After a stumbling, bumbling start, he was clearly the favorite of Democrats to snatch the nomination from incumbent Jimmy Carter. But Carter, operating under party rules designed to prevent a smoke-filled-room selection like Kennedy, had sewn up the entire National Education Association, whose delegates populate every single town in the country and who composed about 25 percent of the entire nominating convention.

When Kennedy conceded defeat to the throngs in the steamy Madison Square Garden, the thousands of Democrats on the convention floor could not – would not – stop cheering. Had they been able to, the Carter delegates would dumped their peanut farmer and gone for a Kennedy Restoration. In defeat, Kennedy shall forever be remembered in the annals of rhetoric for what set off that riot of affection and hosannas for what might have been.
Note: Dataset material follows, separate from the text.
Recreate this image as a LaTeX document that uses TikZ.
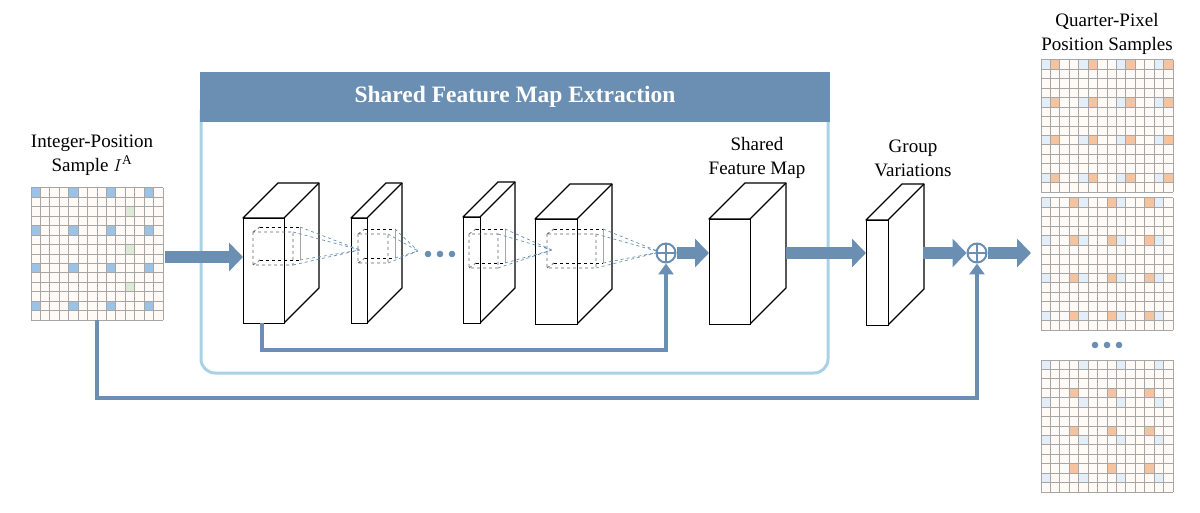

I could be mistaken, but I think I recall that the 20-minute riot of affection for Kennedy was put to a stop only when a Carter aide signaled the band to play the national anthem.

So, I (below and in sunglasses) am grateful to have seen and heard up once
again up close on Thursday. The opportunity arose not because I cover politics anymore but as a member of the National Press Club speakers committee, I helped out at the last minute in putting together a head table on behalf of the event’s organizer (pictured both above and to the right), who was out of the country the previous week.

The organizer had first met Kennedy at Hyannisport in 1981, when he was 5 years old and accompanying his father to a Hyannisport party the senator threw for the press who covered his campaign the year before. This time, I just stayed out of the way. But I still had gooseflesh.